Risks to Understand Before Committing

The J-Curve

Private equity fund returns follow a characteristic pattern that looks like the letter J when charted over time. In the early years, returns are negative. You’re paying management fees, the GP is spending capital on acquisitions and renovations, and no properties have been sold yet. This period of negative returns can last two to four years before the portfolio matures and exits begin generating positive cash flow. The J-curve is normal — it’s the cost of building value — but it unnerves investors who aren’t expecting it, and it makes early performance reports look discouraging.

Blind Pool Risk

Because most funds launch before any properties are identified, you’re underwriting the GP’s judgment and discipline rather than specific assets. A GP with a strong track record in multifamily housing might pivot toward industrial logistics if the market shifts, and the LPA likely gives them latitude to do so. Reading the investment mandate in the LPA carefully — and understanding how much flexibility it grants — is more important than any marketing deck.

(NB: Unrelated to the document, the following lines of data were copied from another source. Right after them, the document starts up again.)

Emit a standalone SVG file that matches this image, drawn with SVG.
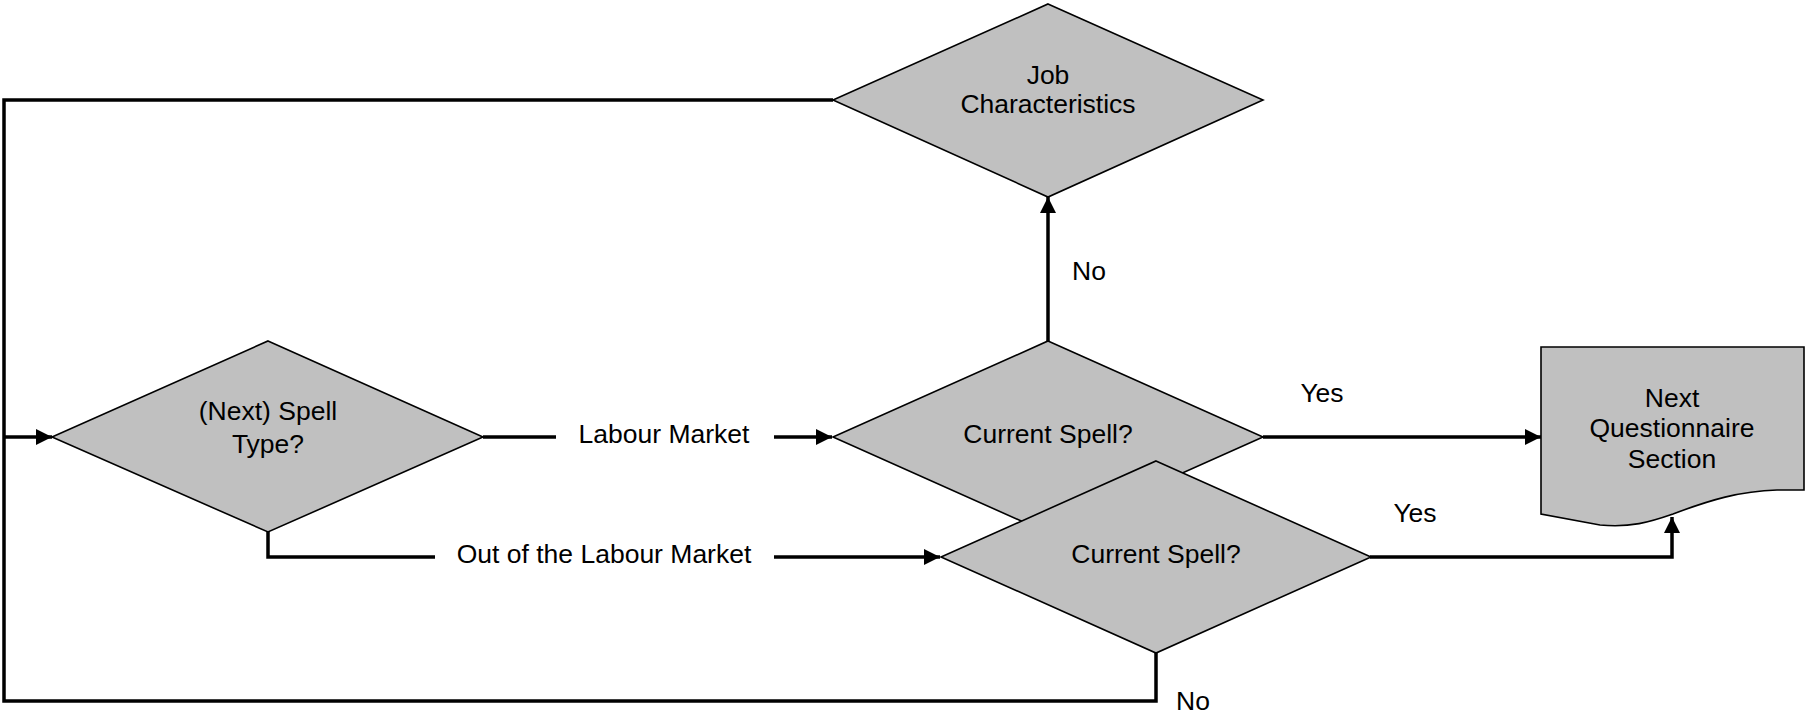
<svg xmlns="http://www.w3.org/2000/svg" width="1805" height="715" viewBox="0 0 1805 715">
<style>
.node{fill:#c0c0c0;stroke:#000;stroke-width:1.6;stroke-linejoin:miter}
.conn{fill:none;stroke:#000;stroke-width:3.5}
.nt{font-family:"Liberation Sans",Arial,sans-serif;font-size:26.5px;fill:#000;text-anchor:middle}
.lt{font-family:"Liberation Sans",Arial,sans-serif;font-size:26.5px;fill:#000;text-anchor:middle}
.yt{font-family:"Liberation Sans",Arial,sans-serif;font-size:26.5px;fill:#000;text-anchor:middle}
</style>
<defs>
<marker id="arr" markerUnits="userSpaceOnUse" markerWidth="16" markerHeight="16" viewBox="0 0 16 16" refX="16" refY="8" orient="auto">
<path d="M0,0 L16,8 L0,16 Z" fill="#000"/>
</marker>
</defs>
<rect width="1805" height="715" fill="#fff"/>
<g id="connectors">
<polyline class="conn" points="833,100 4,100 4,701 1156,701 1156,653"/>
<line class="conn" x1="4" y1="437" x2="52" y2="437" marker-end="url(#arr)"/>
<line class="conn" x1="483" y1="437" x2="556" y2="437"/>
<line class="conn" x1="774" y1="437" x2="832" y2="437" marker-end="url(#arr)"/>
<polyline class="conn" points="268,532 268,557 435,557"/>
<line class="conn" x1="774" y1="557" x2="940" y2="557" marker-end="url(#arr)"/>
<line class="conn" x1="1048" y1="341" x2="1048" y2="197" marker-end="url(#arr)"/>
<line class="conn" x1="1263" y1="437" x2="1541" y2="437" marker-end="url(#arr)"/>
<polyline class="conn" points="1370,557 1672,557 1672,517" marker-end="url(#arr)"/>
<text class="lt" x="664" y="443">Labour Market</text>
<text class="lt" x="604" y="563">Out of the Labour Market</text>
<text class="yt" x="1089" y="280">No</text>
<text class="yt" x="1322" y="402">Yes</text>
<text class="yt" x="1415" y="522">Yes</text>
<text class="yt" x="1193" y="710">No</text>
</g>
<g id="spell-type">
<polygon class="node" points="268,341 483,437 268,532 52,437"/>
<text class="nt" x="268" y="420">(Next) Spell</text>
<text class="nt" x="268" y="453">Type?</text>
</g>
<g id="job-characteristics">
<polygon class="node" points="1048,4 1263,100 1048,197 833,100"/>
<text class="nt" x="1048" y="84">Job</text>
<text class="nt" x="1048" y="113">Characteristics</text>
</g>
<g id="current-spell-1">
<polygon class="node" points="1048,341 1263,437 1048,533 833,437"/>
<text class="nt" x="1048" y="443">Current Spell?</text>
</g>
<g id="current-spell-2">
<polygon class="node" points="1156,461 1371,557 1156,653 941,557"/>
<text class="nt" x="1156" y="563">Current Spell?</text>
</g>
<g id="next-section">
<path class="node" d="M1541,347 L1804,347 L1804,490 L1777,490 C1740,491 1710,500 1673,514 C1650,522 1630,528 1600,525 L1541,514 Z"/>
<text class="nt" x="1672" y="407">Next</text>
<text class="nt" x="1672" y="437">Questionnaire</text>
<text class="nt" x="1672" y="468">Section</text>
</g>
</svg>
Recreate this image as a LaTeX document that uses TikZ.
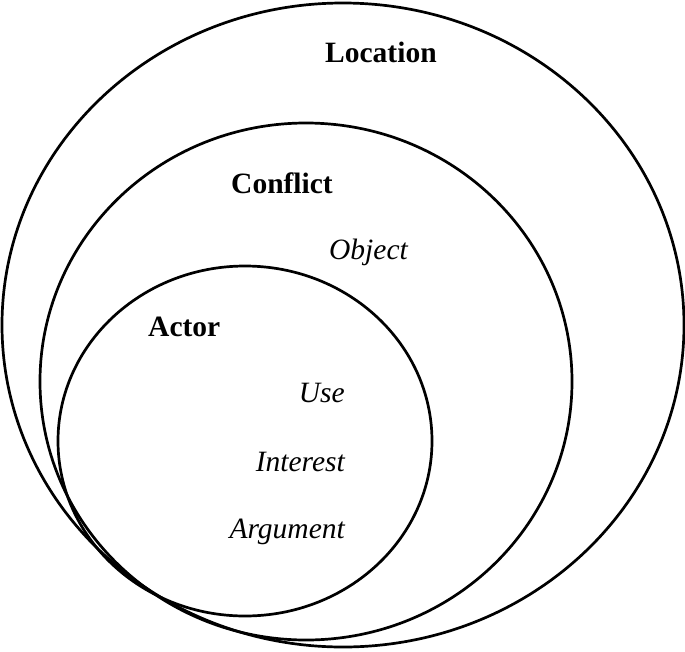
\documentclass[tikz,border=0pt]{standalone}
\usepackage{fontspec}
\setmainfont{Liberation Serif}
\begin{document}
\begin{tikzpicture}[x=1pt,y=-1pt,
  ring/.style={line width=2.7pt},
  lbl/.style={inner sep=0pt,font=\fontsize{29.5}{35}\selectfont\bfseries,anchor=base west},
  itm/.style={inner sep=0pt,font=\fontsize{29.5}{35}\selectfont\itshape,anchor=base east}]
\useasboundingbox (0,0) rectangle (685,651);
\draw[ring] (343,325) ellipse [x radius=341, y radius=322];
\draw[ring] (306,381.5) ellipse [x radius=266, y radius=258.5];
\draw[ring] (245,441) ellipse [x radius=187, y radius=175];
\node[lbl] (location) at (325,62) {Location};
\node[lbl] (conflict) at (231,193) {Conflict};
\node[itm] (object) at (408,259) {Object};
\node[lbl] (actor) at (148,336) {Actor};
\node[itm] (use) at (345,402) {Use};
\node[itm] (interest) at (345,471) {Interest};
\node[itm] (argument) at (345,538) {Argument};
\end{tikzpicture}
\end{document}
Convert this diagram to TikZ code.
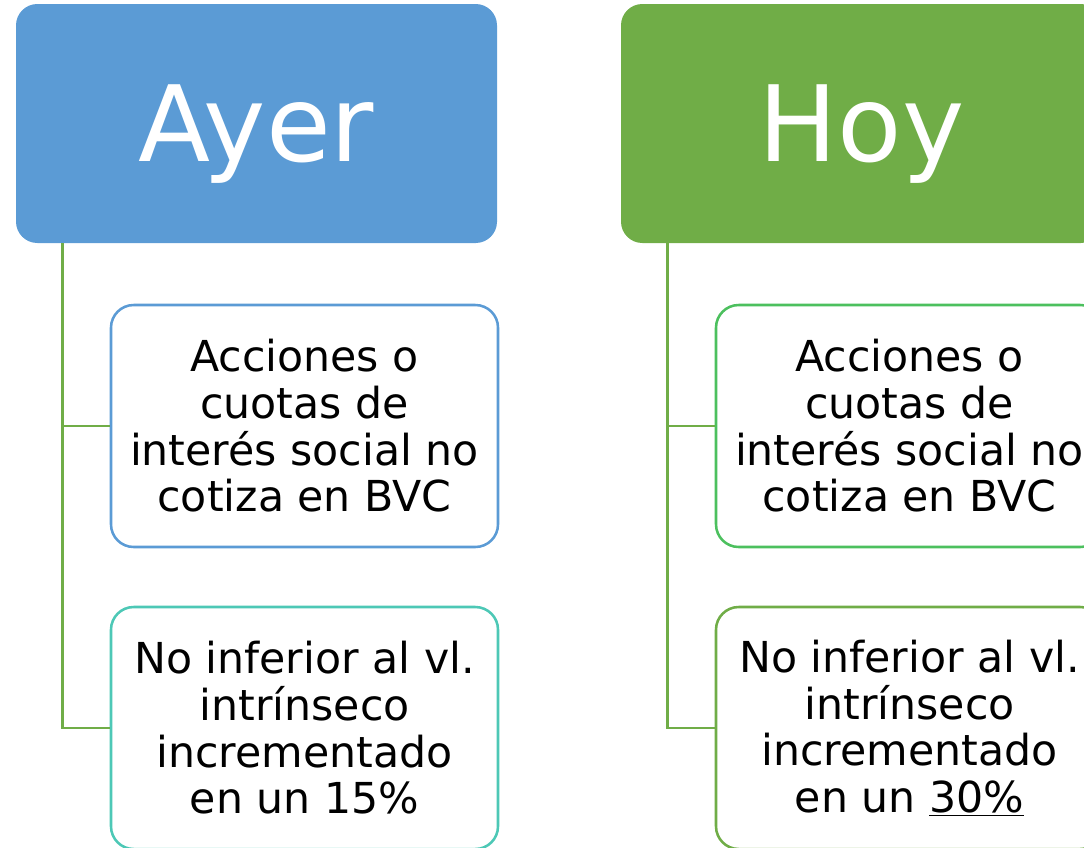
\documentclass[tikz,border=0pt]{standalone}
\usepackage{fontspec}
\setmainfont{DejaVu Sans}
\usetikzlibrary{positioning}

\definecolor{ayerblue}{HTML}{5B9BD5}
\definecolor{hoygreen}{HTML}{70AD47}
\definecolor{tealline}{HTML}{4DC8B6}
\definecolor{brightgreen}{HTML}{4CC05E}

\tikzset{
  header/.style={rectangle, rounded corners=16pt, minimum width=360.75pt, minimum height=179.25pt,
    inner sep=0pt, text depth=0pt, text=white, font=\fontsize{79}{79}\selectfont},
  item/.style={draw, fill=white, rectangle, line width=1.9pt, rounded corners=17pt,
    minimum width=290.25pt, minimum height=181.5pt, inner sep=0pt, align=center,
    font=\fontsize{32}{35}\selectfont},
  branch/.style={draw=hoygreen, line width=1.9pt},
}

\begin{document}
\begin{tikzpicture}[x=0.75pt, y=-0.75pt]
				\useasboundingbox (0,0) rectangle (1084,847);
				\clip (0,0) rectangle (1084,847);

				% Ayer
				\node[header, fill=ayerblue] (ayer) at (256.5,123.5) {Ayer};
				\node[item, draw=ayerblue] (ayer1) at (304.5,426) {Acciones o\\cuotas de\\interés social no\\cotiza en BVC};
				\node[item, draw=tealline] (ayer2) at (304.5,728) {No inferior al vl.\\intrínseco\\incrementado\\en un 15\%};
				\draw[branch] ([xshift=35.25pt]ayer.south west) |- (ayer1.west);
				\draw[branch] ([xshift=35.25pt]ayer.south west) |- (ayer2.west);

				% Hoy
				\node[header, fill=hoygreen] (hoy) at (861.5,123.5) {Hoy};
				\node[item, draw=brightgreen] (hoy1) at (909.5,426) {Acciones o\\cuotas de\\interés social no\\cotiza en BVC};
				\node[item, draw=hoygreen] (hoy2) at (909.5,728) {No inferior al vl.\\intrínseco\\incrementado\\en un \underline{30\%}};
				\draw[branch] ([xshift=35.25pt]hoy.south west) |- (hoy1.west);
				\draw[branch] ([xshift=35.25pt]hoy.south west) |- (hoy2.west);
			\end{tikzpicture}
\end{document}
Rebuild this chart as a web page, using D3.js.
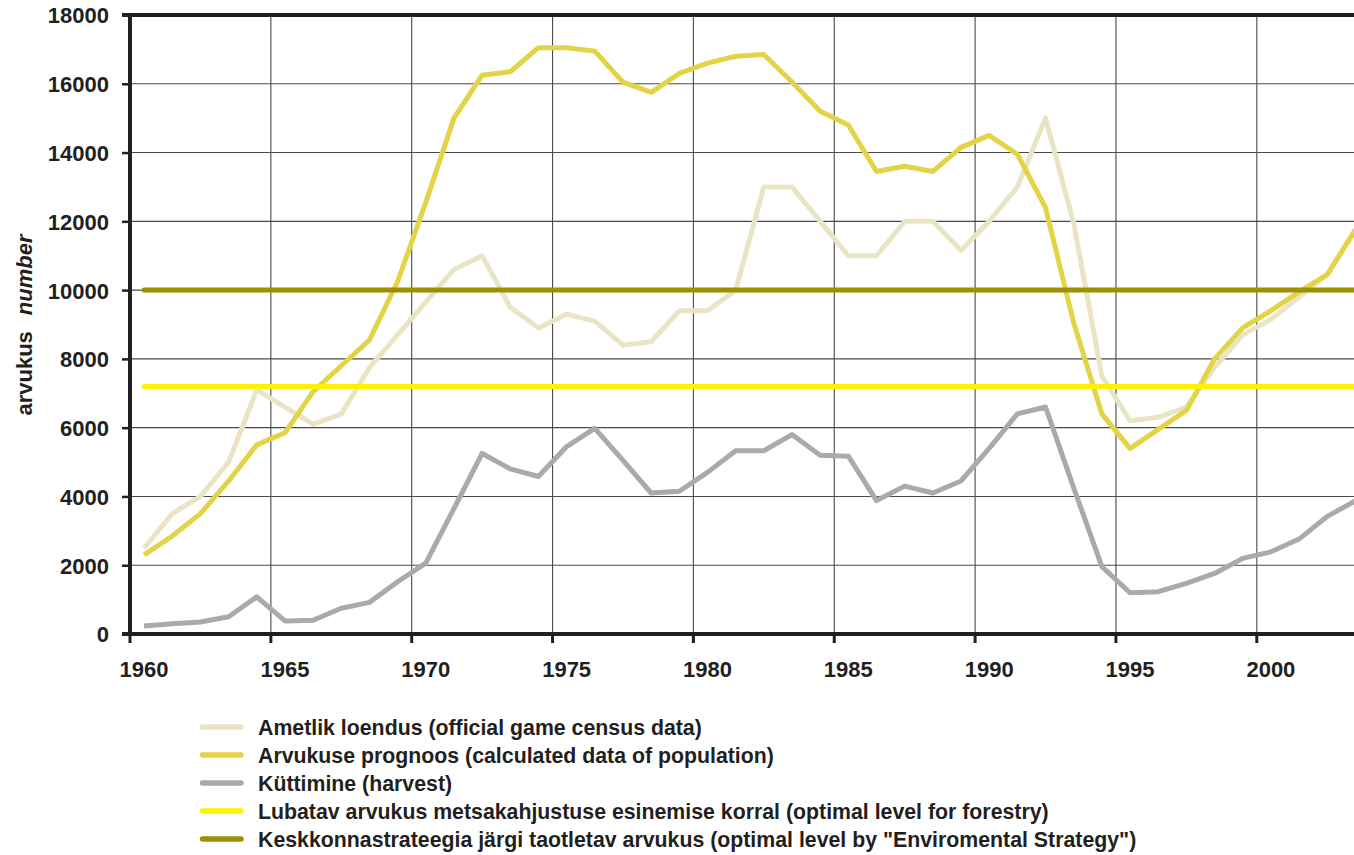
<!DOCTYPE html>
<html>
<head>
<meta charset="utf-8">
<script src="https://cdn.jsdelivr.net/npm/d3@7"></script>
<style>
  html, body { margin: 0; padding: 0; background: #fff; }
  svg { display: block; }
</style>
</head>
<body>
<svg id="chart" width="1354" height="855"></svg>
<script>
// Moose population in Estonia, 1960–2003
const years = [1960,1961,1962,1963,1964,1965,1966,1967,1968,1969,
               1970,1971,1972,1973,1974,1975,1976,1977,1978,1979,
               1980,1981,1982,1983,1984,1985,1986,1987,1988,1989,
               1990,1991,1992,1993,1994,1995,1996,1997,1998,1999,
               2000,2001,2002,2003];

const census = [2500,3500,4000,5000,7100,6600,6100,6400,7750,8700,
                9650,10600,11000,9500,8900,9300,9100,8400,8500,9400,
                9400,10000,13000,13000,12000,11000,11000,12000,12000,11150,
                12000,13000,15000,11950,7500,6200,6300,6600,7750,8700,
                9150,9800,10450,11750];

const prognosis = [2300,2850,3500,4450,5500,5850,7050,7800,8550,10250,
                   12550,15000,16250,16350,17050,17050,16950,16050,15750,16300,
                   16600,16800,16850,16050,15200,14800,13450,13600,13450,14150,
                   14500,13950,12400,9050,6400,5400,5950,6500,8000,8900,
                   9400,9950,10450,11750];

const harvest = [230,300,350,500,1080,380,400,750,920,1520,
                 2060,3650,5250,4800,4580,5450,5980,5050,4100,4150,
                 4700,5330,5330,5800,5200,5170,3880,4300,4100,4450,
                 5400,6400,6600,4250,1960,1200,1230,1470,1760,2200,
                 2390,2760,3420,3870];

const forestryLevel = 7200;
const strategyLevel = 10000;

const yTicks = [0,2000,4000,6000,8000,10000,12000,14000,16000,18000];
const xTickLabels = [1960,1965,1970,1975,1980,1985,1990,1995,2000];

const legendLabels = [
  "Ametlik loendus (official game census data)",
  "Arvukuse prognoos (calculated data of population)",
  "Küttimine (harvest)",
  "Lubatav arvukus metsakahjustuse esinemise korral (optimal level for forestry)",
  "Keskkonnastrateegia järgi taotletav arvukus (optimal level by \"Enviromental Strategy\")"
];

const colors = {
  census: "#e9e5c4",
  prognosis: "#e3d447",
  harvest: "#a9aaae",
  forestry: "#fff200",
  strategy: "#9d9000",
  ink: "#231f20",
  grid: "#4a4a4a"
};

const W = 1354, H = 855;
const plotLeft = 130, plotTop = 15, plotBottom = 634;

const svg = d3.select("#chart");

// one category per year; values sit in the middle of each year slot
const x = d3.scaleLinear().domain([1960, 1965]).range([plotLeft, 270.85]);
const xc = yr => x(yr + 0.5);
const y = d3.scaleLinear().domain([0, 18000]).range([plotBottom, plotTop]);

const plot = svg.append("g");

// horizontal grid
plot.append("g")
  .selectAll("line")
  .data(yTicks.filter(v => v > 0 && v < 18000))
  .join("line")
  .attr("x1", plotLeft).attr("x2", W)
  .attr("y1", d => y(d)).attr("y2", d => y(d))
  .attr("stroke", colors.grid).attr("stroke-width", 1.1);

// vertical grid at the 5-year boundaries
plot.append("g")
  .selectAll("line")
  .data(xTickLabels.filter(v => v > 1960))
  .join("line")
  .attr("x1", d => x(d)).attr("x2", d => x(d))
  .attr("y1", plotTop).attr("y2", plotBottom)
  .attr("stroke", colors.grid).attr("stroke-width", 1.1);

const line = d3.line()
  .x((d, i) => xc(years[i]))
  .y(d => y(d));

function series(values, color) {
  plot.append("path")
    .datum(values)
    .attr("d", line)
    .attr("fill", "none")
    .attr("stroke", color)
    .attr("stroke-width", 5)
    .attr("stroke-linejoin", "round")
    .attr("stroke-linecap", "butt");
}

series(census, colors.census);
series(prognosis, colors.prognosis);
series(harvest, colors.harvest);

// target levels
function level(value, color) {
  plot.append("line")
    .attr("x1", xc(years[0])).attr("x2", W + 10)
    .attr("y1", y(value)).attr("y2", y(value))
    .attr("stroke", color)
    .attr("stroke-width", 5)
    .attr("stroke-linecap", "round");
}
level(forestryLevel, colors.forestry);
level(strategyLevel, colors.strategy);

// frame: left axis, bottom axis, top border
const yAxis = d3.axisLeft(y).tickValues(yTicks).tickSize(8).tickFormat(d3.format("d"));
const gy = svg.append("g").attr("transform", `translate(${plotLeft},0)`).call(yAxis);
gy.select(".domain").remove();
gy.selectAll(".tick line").attr("stroke", colors.ink).attr("stroke-width", 2.5);
gy.selectAll(".tick text")
  .attr("x", -21)
  .attr("dy", "0.36em")
  .attr("fill", colors.ink)
  .style("font-family", "'Liberation Sans', Arial, sans-serif")
  .style("font-weight", "bold")
  .style("font-size", "22px");

svg.append("line")
  .attr("x1", plotLeft).attr("x2", plotLeft).attr("y1", plotTop - 2).attr("y2", plotBottom + 2)
  .attr("stroke", colors.ink).attr("stroke-width", 4);
svg.append("line")
  .attr("x1", plotLeft - 8).attr("x2", W).attr("y1", plotBottom).attr("y2", plotBottom)
  .attr("stroke", colors.ink).attr("stroke-width", 4);
svg.append("line")
  .attr("x1", plotLeft - 8).attr("x2", W).attr("y1", plotTop).attr("y2", plotTop)
  .attr("stroke", colors.ink).attr("stroke-width", 4);

// x ticks at boundaries, labels centred on the year
svg.append("g")
  .selectAll("line")
  .data(xTickLabels)
  .join("line")
  .attr("x1", d => x(d)).attr("x2", d => x(d))
  .attr("y1", plotBottom).attr("y2", plotBottom + 9)
  .attr("stroke", colors.ink).attr("stroke-width", 3);

svg.append("g")
  .selectAll("text")
  .data(xTickLabels)
  .join("text")
  .attr("x", d => xc(d))
  .attr("y", 677)
  .attr("text-anchor", "middle")
  .attr("fill", colors.ink)
  .style("font-family", "'Liberation Sans', Arial, sans-serif")
  .style("font-weight", "bold")
  .style("font-size", "22px")
  .text(d => d);

// y axis title
const title = svg.append("text")
  .attr("transform", "translate(32,325) rotate(-90)")
  .attr("text-anchor", "middle")
  .attr("fill", colors.ink)
  .style("font-family", "'Liberation Sans', Arial, sans-serif")
  .style("font-weight", "bold")
  .style("font-size", "22px");
title.append("tspan").text("arvukus");
title.append("tspan").attr("dx", 16).style("font-style", "italic").text("number");

// legend
const legendColors = [colors.census, colors.prognosis, colors.harvest, colors.forestry, colors.strategy];
const legend = svg.append("g");
const rows = legend.selectAll("g")
  .data(legendLabels)
  .join("g")
  .attr("transform", (d, i) => `translate(0,${727 + i * 28})`);
rows.append("line")
  .attr("x1", 202.5).attr("x2", 241)
  .attr("stroke", (d, i) => legendColors[i])
  .attr("stroke-width", 5.5)
  .attr("stroke-linecap", "round");
rows.append("text")
  .attr("x", 258)
  .attr("y", 7.6)
  .attr("fill", colors.ink)
  .style("font-family", "'Liberation Sans', Arial, sans-serif")
  .style("font-weight", "bold")
  .style("font-size", "21.3px")
  .text(d => d);
</script>
</body>
</html>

Leverage and Market Timing

Real estate downturns don’t just reduce property values; they can trigger covenant violations on fund-level debt, force asset sales at distressed prices, and accelerate capital calls when investors are least able to fund them. The 2008 financial crisis and the post-2022 interest rate environment both demonstrated how quickly leverage can turn from a return enhancer into an existential threat. Funds that entered those periods with lower leverage and longer-dated debt survived. Many that didn’t were forced into fire sales or GP-led restructurings that diluted LP returns dramatically.

Manager Selection

The dispersion of returns between top-quartile and bottom-quartile REPE funds is far wider than in public market equivalents. In equities, picking a bad index fund costs you a few basis points. In REPE, picking the wrong GP can cost you most of your investment. Track record, team stability, strategy discipline, co-investment by the GP (how much of their own money is in the fund), and the quality of the LPA’s governance provisions all matter more than any single property in the portfolio. This is where most of the diligence time should go.